**Source code of charts**:
================
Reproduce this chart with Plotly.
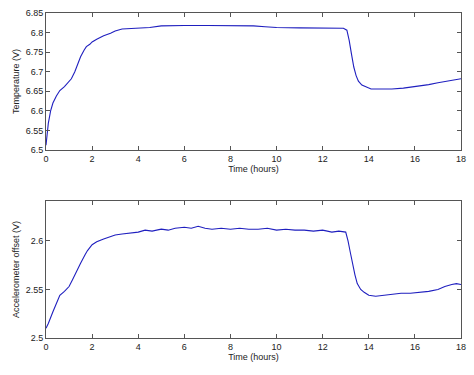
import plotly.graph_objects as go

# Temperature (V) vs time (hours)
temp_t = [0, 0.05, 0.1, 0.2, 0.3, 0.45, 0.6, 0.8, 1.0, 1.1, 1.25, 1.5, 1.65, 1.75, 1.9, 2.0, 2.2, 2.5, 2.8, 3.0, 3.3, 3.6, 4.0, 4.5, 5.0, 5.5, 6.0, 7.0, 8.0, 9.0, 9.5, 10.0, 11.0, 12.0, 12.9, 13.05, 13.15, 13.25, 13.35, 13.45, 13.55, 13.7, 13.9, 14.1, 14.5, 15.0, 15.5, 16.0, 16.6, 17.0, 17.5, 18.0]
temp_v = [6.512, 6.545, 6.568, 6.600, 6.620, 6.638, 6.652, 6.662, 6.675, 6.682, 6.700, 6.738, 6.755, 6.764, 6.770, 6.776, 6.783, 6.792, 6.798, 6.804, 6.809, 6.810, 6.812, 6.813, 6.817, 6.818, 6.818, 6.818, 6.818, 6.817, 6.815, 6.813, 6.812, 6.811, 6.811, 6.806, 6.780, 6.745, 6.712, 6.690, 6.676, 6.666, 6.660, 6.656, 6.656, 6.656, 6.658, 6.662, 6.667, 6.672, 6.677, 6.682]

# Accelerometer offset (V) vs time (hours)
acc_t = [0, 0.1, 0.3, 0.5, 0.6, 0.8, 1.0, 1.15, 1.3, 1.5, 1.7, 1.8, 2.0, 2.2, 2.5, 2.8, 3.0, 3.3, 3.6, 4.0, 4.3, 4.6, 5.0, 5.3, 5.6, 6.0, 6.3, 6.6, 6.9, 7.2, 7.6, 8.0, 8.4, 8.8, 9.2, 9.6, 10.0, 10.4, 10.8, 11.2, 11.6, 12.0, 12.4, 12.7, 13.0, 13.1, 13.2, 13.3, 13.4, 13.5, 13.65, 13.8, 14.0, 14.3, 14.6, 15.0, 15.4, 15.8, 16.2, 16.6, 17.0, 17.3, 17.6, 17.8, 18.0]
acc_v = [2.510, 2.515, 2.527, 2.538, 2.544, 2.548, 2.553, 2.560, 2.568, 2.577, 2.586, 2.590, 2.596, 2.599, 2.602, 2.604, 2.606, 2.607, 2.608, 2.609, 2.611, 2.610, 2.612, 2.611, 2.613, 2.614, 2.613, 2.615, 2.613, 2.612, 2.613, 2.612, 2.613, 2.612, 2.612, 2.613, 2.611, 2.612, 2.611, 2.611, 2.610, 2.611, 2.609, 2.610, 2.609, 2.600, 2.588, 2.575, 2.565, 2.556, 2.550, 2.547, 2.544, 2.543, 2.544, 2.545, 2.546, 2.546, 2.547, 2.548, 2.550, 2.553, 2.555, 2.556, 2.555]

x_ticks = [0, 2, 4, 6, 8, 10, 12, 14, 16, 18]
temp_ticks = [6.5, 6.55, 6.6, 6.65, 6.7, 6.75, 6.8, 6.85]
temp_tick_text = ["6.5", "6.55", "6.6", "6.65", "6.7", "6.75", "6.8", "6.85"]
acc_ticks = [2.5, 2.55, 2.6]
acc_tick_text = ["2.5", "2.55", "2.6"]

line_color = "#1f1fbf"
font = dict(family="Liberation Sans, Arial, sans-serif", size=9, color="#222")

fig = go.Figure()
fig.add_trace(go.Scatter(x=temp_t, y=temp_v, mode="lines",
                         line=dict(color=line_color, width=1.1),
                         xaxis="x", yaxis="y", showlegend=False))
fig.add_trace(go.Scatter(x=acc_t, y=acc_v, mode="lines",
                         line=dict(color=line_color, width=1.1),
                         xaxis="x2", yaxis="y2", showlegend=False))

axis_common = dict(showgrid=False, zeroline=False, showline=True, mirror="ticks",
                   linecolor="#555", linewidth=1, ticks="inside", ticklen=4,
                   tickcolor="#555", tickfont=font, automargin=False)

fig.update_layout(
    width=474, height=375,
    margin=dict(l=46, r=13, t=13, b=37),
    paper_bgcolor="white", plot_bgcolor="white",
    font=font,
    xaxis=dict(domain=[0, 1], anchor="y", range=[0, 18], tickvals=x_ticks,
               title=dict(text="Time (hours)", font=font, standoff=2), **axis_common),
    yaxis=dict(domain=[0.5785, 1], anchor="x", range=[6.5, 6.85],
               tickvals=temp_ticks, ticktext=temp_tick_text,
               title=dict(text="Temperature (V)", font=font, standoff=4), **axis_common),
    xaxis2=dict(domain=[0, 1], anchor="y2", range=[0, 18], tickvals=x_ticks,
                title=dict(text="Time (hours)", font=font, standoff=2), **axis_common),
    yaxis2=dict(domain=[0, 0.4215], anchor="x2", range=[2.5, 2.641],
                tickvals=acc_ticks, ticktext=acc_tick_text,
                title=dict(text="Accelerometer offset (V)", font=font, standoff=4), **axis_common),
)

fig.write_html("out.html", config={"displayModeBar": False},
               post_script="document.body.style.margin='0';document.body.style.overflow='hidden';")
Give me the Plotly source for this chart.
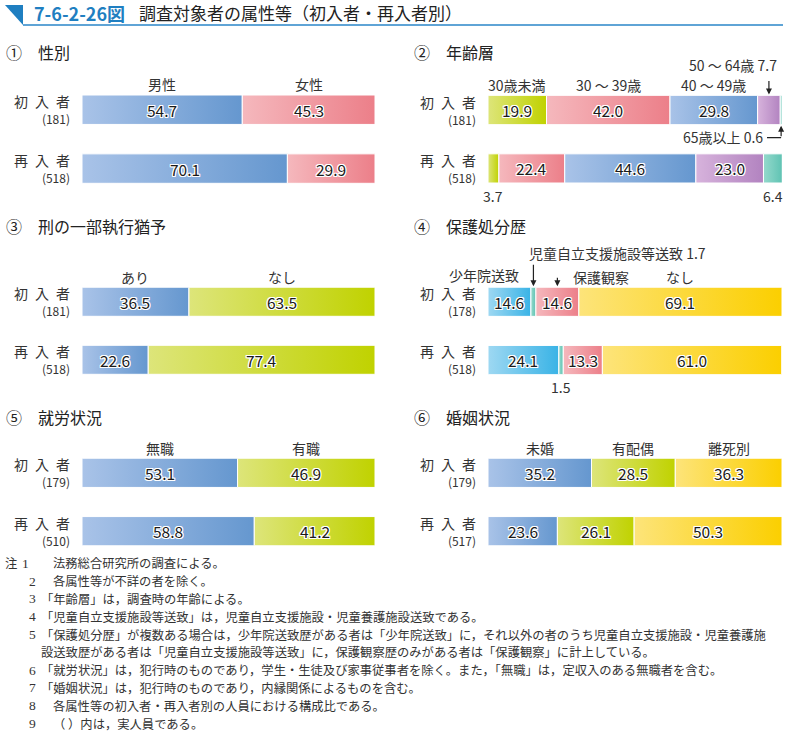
================
Gather each line holding the string "this".

**Full output**:
Reproduce this chart with Plotly.
Give me the Plotly source for this chart.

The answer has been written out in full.